◆ **Dataset content**:
/---
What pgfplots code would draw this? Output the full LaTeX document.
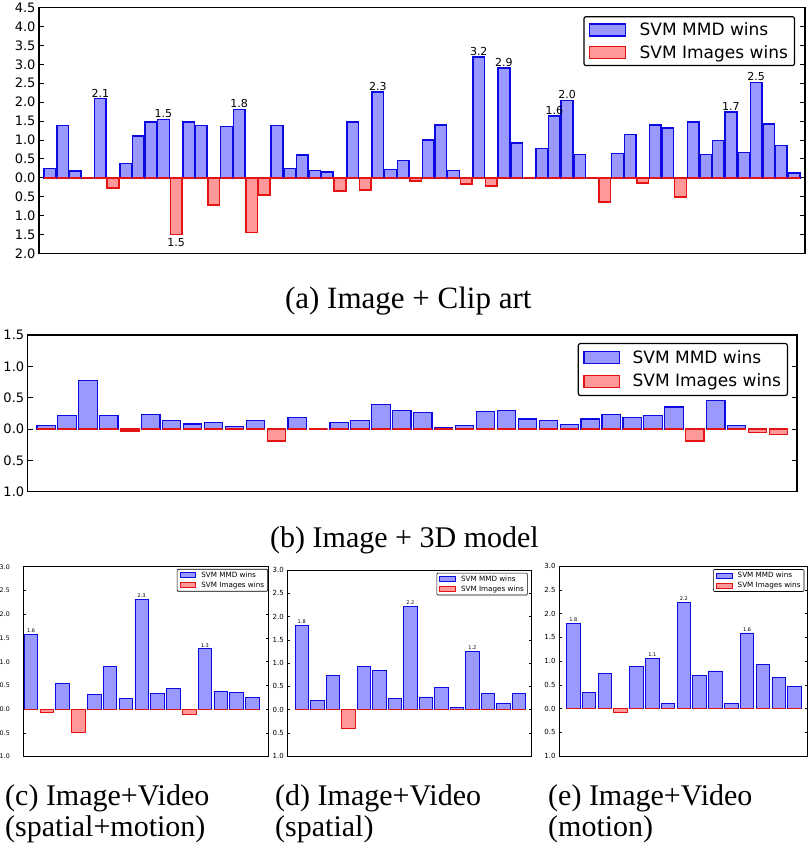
\---
/---
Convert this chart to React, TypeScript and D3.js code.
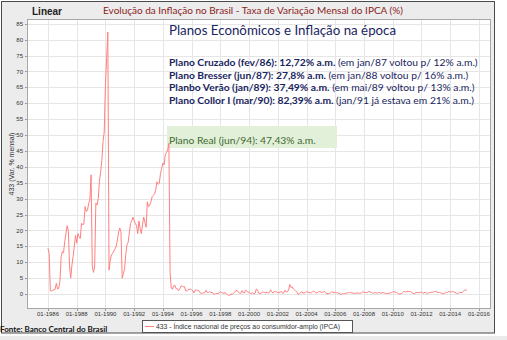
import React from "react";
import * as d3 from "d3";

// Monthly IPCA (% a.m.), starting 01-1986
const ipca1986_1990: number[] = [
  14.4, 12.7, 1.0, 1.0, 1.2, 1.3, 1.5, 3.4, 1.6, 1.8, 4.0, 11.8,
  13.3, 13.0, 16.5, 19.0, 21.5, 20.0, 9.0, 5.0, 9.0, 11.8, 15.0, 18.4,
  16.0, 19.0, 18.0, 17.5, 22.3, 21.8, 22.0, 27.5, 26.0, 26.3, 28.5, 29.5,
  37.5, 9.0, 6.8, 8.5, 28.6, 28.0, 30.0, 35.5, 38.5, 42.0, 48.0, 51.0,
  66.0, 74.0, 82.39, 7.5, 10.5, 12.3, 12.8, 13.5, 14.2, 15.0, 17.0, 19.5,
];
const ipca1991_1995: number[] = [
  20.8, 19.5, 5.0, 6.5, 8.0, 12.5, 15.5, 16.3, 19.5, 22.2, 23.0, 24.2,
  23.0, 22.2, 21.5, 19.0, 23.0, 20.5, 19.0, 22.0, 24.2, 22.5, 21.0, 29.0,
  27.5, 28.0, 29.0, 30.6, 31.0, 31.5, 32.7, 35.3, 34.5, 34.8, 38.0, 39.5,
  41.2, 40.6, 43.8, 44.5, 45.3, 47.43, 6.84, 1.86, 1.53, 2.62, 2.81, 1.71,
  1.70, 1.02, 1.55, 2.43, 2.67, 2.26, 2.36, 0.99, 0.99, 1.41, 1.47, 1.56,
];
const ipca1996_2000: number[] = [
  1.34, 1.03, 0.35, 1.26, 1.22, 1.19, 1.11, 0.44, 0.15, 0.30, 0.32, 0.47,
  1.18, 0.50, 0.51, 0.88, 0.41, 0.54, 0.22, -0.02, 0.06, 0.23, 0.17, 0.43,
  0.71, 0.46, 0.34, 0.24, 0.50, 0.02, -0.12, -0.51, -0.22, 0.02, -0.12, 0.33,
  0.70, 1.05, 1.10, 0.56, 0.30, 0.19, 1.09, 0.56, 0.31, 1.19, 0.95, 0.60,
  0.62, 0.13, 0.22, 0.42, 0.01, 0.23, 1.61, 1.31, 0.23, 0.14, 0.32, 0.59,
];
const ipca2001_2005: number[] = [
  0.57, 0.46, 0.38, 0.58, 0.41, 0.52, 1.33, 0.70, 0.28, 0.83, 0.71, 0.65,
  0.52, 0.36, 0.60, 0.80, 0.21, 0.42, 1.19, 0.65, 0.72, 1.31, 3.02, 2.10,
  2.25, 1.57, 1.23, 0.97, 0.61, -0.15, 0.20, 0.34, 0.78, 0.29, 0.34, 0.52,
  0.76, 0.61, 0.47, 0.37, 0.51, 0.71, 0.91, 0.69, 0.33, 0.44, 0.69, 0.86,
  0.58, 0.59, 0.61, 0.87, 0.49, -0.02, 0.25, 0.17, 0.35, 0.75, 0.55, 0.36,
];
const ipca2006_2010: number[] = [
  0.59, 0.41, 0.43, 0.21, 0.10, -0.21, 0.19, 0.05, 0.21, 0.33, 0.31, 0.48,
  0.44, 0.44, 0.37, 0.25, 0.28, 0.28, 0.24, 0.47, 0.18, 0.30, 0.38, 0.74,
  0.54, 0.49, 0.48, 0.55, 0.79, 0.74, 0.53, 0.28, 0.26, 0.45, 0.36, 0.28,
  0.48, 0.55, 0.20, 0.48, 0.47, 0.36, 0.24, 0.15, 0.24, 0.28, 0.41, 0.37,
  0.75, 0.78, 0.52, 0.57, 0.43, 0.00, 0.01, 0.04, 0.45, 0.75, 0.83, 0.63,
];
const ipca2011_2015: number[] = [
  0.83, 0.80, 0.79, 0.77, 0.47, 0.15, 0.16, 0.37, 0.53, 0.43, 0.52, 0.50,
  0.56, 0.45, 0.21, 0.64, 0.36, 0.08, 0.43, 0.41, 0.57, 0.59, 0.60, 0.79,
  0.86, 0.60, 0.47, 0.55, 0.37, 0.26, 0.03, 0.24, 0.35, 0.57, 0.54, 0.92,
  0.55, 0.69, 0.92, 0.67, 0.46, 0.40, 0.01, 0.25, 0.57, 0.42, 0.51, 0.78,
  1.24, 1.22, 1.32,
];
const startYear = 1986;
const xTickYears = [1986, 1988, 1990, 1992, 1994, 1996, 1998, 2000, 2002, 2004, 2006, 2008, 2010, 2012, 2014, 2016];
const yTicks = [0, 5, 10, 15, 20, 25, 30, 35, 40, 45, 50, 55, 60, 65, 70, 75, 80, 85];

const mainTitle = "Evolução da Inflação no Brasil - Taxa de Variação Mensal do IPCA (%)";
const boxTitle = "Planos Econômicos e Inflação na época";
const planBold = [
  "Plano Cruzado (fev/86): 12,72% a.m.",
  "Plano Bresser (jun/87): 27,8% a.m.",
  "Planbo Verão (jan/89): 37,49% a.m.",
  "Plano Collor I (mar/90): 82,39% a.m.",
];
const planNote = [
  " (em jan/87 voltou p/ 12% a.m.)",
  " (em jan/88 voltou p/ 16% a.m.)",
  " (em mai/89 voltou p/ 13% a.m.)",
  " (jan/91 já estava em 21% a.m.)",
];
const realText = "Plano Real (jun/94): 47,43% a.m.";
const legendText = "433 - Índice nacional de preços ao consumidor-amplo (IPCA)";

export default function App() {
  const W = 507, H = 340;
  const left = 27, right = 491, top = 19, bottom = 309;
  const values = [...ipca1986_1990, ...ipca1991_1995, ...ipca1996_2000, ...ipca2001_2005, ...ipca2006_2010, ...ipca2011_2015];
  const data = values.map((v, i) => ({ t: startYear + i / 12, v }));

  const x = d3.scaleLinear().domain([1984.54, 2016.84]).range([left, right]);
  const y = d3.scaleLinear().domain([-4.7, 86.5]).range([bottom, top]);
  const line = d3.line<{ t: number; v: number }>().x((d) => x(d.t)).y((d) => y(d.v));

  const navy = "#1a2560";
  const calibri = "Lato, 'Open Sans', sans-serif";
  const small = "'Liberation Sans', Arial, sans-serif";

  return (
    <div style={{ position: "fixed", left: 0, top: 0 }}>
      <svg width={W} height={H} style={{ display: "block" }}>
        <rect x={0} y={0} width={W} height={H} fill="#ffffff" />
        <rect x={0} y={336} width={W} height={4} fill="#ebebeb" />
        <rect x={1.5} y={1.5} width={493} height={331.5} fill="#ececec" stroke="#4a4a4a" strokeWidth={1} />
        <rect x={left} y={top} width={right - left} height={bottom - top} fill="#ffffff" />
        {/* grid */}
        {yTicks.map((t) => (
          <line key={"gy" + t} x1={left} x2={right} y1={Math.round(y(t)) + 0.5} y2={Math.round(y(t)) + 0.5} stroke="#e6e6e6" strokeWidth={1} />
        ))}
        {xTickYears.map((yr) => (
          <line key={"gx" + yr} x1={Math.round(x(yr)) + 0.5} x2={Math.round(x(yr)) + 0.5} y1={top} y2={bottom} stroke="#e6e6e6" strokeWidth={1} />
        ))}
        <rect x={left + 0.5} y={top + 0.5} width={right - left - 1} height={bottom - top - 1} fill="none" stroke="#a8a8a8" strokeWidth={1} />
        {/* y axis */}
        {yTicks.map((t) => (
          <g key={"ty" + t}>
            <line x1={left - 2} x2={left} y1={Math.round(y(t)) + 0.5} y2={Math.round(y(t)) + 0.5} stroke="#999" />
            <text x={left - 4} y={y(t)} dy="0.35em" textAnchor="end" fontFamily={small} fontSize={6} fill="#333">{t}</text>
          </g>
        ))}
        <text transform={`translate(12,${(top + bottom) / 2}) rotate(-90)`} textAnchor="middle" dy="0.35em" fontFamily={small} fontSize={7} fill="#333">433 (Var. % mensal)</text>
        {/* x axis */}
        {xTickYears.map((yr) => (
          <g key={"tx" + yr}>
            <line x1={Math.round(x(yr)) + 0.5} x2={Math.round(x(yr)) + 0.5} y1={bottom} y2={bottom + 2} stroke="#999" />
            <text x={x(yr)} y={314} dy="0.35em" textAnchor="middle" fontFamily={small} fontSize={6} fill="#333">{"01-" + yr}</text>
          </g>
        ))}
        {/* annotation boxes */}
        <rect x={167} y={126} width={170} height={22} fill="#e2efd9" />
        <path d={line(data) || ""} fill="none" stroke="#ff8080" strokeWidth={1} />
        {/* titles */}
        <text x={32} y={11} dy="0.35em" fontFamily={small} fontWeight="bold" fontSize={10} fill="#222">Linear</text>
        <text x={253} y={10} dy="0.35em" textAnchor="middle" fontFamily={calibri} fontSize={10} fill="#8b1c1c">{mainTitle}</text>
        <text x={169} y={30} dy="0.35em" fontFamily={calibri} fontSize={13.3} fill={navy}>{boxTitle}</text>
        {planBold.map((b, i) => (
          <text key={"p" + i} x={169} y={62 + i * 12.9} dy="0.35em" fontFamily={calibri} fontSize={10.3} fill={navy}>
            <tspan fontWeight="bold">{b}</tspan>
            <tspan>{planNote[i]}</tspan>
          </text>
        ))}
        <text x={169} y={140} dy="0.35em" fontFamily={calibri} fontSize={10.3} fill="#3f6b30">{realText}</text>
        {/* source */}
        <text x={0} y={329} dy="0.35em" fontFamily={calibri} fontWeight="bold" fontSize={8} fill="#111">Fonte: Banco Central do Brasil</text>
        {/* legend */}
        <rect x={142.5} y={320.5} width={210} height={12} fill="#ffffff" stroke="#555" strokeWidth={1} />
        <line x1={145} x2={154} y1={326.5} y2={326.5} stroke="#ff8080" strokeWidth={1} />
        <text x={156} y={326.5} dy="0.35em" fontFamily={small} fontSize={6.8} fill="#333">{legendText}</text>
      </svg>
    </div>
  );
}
\---
/---
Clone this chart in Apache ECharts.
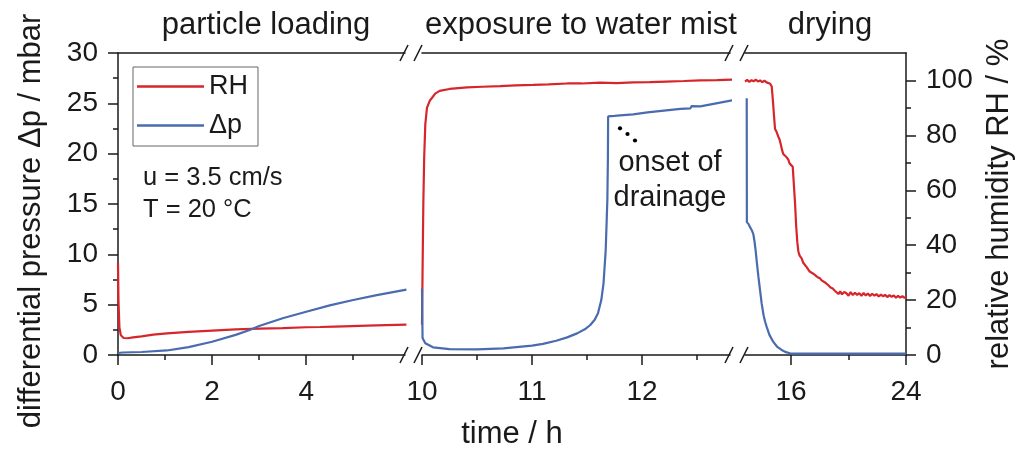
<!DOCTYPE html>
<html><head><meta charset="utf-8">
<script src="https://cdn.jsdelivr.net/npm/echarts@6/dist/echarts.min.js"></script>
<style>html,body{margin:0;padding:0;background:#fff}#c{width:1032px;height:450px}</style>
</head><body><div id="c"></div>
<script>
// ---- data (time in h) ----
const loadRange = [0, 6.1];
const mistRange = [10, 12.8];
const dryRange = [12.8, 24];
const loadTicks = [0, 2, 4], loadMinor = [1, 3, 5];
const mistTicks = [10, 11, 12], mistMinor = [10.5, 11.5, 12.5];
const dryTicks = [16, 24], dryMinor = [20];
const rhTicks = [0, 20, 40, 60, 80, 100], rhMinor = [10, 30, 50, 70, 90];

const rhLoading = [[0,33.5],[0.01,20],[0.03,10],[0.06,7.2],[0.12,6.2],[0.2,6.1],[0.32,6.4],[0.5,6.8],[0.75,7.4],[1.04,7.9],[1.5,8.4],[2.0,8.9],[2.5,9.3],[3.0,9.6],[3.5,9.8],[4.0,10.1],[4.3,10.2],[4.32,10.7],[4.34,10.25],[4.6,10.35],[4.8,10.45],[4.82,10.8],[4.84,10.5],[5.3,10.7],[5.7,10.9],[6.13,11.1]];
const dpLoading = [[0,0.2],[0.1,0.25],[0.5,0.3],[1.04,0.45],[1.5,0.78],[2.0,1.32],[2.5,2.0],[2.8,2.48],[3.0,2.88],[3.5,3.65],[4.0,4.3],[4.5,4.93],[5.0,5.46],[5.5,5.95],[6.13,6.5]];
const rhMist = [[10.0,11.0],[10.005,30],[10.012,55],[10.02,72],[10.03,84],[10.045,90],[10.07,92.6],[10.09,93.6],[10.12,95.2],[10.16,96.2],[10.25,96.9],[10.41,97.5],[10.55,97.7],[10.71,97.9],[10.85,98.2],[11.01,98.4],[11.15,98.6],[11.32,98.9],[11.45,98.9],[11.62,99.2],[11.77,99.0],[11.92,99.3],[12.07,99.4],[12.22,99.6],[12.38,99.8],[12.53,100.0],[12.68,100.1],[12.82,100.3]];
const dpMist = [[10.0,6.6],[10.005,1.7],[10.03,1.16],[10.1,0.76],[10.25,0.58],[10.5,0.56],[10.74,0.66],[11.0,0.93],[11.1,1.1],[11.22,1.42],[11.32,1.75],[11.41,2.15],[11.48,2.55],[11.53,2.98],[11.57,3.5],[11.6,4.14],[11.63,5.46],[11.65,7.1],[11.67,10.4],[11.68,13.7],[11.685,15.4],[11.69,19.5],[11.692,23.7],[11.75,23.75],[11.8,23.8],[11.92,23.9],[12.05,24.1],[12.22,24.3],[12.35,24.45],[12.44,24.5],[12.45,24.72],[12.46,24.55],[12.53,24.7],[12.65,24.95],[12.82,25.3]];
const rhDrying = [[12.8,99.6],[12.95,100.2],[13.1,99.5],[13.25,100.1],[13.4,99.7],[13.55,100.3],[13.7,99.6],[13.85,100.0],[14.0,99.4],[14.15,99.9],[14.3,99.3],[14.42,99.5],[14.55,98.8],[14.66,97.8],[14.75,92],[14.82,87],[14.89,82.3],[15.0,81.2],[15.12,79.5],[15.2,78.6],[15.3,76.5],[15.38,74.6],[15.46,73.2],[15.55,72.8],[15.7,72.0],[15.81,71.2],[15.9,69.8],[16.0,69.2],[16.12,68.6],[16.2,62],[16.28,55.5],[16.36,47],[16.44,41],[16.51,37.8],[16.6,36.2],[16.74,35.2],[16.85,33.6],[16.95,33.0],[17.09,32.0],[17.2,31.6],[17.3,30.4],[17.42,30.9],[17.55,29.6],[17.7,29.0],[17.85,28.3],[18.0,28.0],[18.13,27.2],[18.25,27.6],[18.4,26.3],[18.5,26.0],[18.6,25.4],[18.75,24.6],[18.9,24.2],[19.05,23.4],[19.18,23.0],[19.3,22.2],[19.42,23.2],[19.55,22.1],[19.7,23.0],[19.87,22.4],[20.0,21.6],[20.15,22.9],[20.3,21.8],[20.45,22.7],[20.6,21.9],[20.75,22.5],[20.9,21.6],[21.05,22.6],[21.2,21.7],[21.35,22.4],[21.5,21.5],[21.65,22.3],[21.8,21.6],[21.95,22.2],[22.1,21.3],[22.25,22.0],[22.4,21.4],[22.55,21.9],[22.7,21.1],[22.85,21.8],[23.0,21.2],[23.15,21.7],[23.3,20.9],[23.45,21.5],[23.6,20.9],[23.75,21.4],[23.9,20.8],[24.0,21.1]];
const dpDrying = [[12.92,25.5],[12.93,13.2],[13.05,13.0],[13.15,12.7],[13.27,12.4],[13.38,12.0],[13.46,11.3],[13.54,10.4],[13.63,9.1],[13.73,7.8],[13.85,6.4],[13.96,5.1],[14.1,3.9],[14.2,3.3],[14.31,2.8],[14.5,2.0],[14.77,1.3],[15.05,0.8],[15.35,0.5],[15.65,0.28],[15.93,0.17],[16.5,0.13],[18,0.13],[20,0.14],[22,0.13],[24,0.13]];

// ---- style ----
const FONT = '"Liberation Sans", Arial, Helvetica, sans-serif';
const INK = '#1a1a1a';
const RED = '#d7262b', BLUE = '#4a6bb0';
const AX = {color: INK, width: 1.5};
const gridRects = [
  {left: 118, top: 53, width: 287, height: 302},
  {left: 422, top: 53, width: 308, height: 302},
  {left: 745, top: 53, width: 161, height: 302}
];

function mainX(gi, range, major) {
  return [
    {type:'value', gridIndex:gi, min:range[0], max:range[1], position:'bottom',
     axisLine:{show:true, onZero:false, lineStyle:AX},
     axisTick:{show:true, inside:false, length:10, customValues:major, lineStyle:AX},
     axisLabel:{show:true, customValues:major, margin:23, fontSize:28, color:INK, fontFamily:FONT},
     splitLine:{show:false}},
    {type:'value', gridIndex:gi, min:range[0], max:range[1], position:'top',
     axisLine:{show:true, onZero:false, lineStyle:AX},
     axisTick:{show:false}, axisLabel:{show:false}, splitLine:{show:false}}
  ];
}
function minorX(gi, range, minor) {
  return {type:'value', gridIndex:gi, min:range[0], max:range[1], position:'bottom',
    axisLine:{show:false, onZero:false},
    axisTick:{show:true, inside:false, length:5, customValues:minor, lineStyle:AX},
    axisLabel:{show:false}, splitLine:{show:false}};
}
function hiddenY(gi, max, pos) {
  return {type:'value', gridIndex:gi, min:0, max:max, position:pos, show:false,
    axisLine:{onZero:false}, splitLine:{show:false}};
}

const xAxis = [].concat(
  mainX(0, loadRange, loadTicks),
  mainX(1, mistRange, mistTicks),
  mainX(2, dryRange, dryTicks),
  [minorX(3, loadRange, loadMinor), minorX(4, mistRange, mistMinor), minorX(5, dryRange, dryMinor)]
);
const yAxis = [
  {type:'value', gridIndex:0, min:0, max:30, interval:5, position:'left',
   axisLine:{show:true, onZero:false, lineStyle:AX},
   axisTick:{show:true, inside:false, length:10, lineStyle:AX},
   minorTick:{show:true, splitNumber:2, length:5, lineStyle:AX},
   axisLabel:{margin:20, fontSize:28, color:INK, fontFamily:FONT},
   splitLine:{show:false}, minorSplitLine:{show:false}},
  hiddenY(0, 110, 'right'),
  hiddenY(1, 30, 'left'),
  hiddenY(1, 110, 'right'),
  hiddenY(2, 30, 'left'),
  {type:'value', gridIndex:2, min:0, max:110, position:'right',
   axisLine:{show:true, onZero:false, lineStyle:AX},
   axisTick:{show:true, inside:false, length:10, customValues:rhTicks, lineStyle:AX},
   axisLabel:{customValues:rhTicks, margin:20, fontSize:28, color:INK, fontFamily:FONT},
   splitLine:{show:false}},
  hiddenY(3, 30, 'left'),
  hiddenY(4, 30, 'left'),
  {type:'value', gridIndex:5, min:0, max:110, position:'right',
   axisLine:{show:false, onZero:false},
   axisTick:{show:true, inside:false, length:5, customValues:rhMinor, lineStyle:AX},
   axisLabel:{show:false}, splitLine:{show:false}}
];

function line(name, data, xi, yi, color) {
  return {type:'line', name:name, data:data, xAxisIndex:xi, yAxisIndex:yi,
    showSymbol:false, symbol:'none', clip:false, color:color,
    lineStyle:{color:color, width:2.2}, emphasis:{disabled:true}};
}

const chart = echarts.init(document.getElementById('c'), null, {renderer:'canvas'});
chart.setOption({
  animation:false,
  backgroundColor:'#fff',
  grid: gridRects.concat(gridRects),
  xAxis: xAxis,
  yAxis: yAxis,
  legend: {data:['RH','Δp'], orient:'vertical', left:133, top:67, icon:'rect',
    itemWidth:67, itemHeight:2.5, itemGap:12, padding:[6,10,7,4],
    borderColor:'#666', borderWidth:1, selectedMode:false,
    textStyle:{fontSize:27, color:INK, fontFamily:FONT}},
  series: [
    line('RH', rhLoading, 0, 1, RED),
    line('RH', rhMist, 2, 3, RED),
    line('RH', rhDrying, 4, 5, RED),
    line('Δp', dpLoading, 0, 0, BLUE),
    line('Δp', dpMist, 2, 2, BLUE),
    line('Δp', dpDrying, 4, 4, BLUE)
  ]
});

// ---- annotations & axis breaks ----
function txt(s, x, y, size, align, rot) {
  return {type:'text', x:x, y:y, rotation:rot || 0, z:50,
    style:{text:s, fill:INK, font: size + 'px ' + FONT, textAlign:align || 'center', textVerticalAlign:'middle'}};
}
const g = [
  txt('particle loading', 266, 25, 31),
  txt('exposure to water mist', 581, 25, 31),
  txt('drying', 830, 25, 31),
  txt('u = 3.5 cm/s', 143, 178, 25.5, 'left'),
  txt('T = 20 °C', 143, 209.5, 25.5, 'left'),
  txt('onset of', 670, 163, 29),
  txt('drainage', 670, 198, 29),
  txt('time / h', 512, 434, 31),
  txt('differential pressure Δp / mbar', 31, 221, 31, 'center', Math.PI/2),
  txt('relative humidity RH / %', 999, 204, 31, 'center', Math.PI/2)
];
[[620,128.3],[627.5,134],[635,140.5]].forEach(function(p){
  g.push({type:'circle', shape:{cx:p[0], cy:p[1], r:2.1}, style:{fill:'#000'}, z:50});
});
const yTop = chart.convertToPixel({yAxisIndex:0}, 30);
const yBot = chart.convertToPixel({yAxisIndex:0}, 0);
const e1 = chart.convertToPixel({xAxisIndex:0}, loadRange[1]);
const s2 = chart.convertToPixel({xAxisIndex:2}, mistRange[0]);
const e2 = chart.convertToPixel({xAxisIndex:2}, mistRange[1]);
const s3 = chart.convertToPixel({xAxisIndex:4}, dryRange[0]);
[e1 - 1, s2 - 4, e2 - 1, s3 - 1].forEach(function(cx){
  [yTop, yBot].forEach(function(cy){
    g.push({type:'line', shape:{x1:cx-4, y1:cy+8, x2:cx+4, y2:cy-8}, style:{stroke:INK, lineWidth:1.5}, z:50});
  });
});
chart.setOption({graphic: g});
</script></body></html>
\---
◆ **Given exercise**: Exactly as they appear, write out the lines from the one containing "Clone this chart in Apache ECharts." down to the one containing "const rhTicks = [0, 20, 40, 60, 80, 100], rhMinor", both included. Pictures are left out.

◆ **Solution to this task**:
Clone this chart in Apache ECharts.
<!DOCTYPE html>
<html><head><meta charset="utf-8">
<script src="https://cdn.jsdelivr.net/npm/echarts@6/dist/echarts.min.js"></script>
<style>html,body{margin:0;padding:0;background:#fff}#c{width:1032px;height:450px}</style>
</head><body><div id="c"></div>
<script>
// ---- data (time in h) ----
const loadRange = [0, 6.1];
const mistRange = [10, 12.8];
const dryRange = [12.8, 24];
const loadTicks = [0, 2, 4], loadMinor = [1, 3, 5];
const mistTicks = [10, 11, 12], mistMinor = [10.5, 11.5, 12.5];
const dryTicks = [16, 24], dryMinor = [20];
const rhTicks = [0, 20, 40, 60, 80, 100], rhMinor = [10, 30, 50, 70, 90];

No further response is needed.